Open-source hypervisor hosted at the Linux Foundation, the Xen Project, announced the release of Xen Project Hypervisor 4.15. The latest version introduces a variety of features allowing for improved performance, security, and device pass-through reliability.
The Xen Project also stated that the community continues to be active and engaged, with a wide range of developers from many companies and organizations contributing. In addition, community-wide initiatives, including Functional Safety, VirtIO for Xen, and Xen RISC-V port, continue to make valuable progress.
Notable Features:
- Arm now allows running device models in dom0 (tech preview), allowing arbitrary devices to be emulated for Arm guests. Arm also now has SMMUv3 support (also tech preview), which will improve security and reliability of device pass-through on Arm systems.
- Xen can now export Intel Processor Trace (IPT) data from guests to tools in dom0, enabling tools like VMI Kernel Fuzzer for Xen Project or DRAKVUF Sandbox.
- Xen now supports Viridian enlightenments for guests with more than 64 vcpus.
- Xenstored and oxenstored both now support LiveUpdate (tech preview), allowing security fixes to be applied without having to restart the entire host.
- “PV Shim” mode, for supporting legacy PV guests on HVM-only systems, continues to be improved; its size was reduced by further factoring out HVM-specific code. This will also help reduce the size and security of any PV-only build of the hypervisor.

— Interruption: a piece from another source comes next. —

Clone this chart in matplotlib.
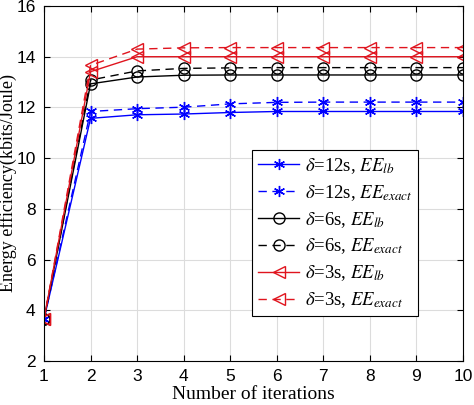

- Unified boot images: It is now possible to create an image bundling together files needed for Xen to boot into a single EFI binary; making it now possible to boot a functional Xen system directly from the EFI boot manager, rather than having to go through grub multiboot. Files that can be bundled include a hypervisor, dom0 kernel, dom0 initrd, Xen KConfig, XSM configuration, and a device tree.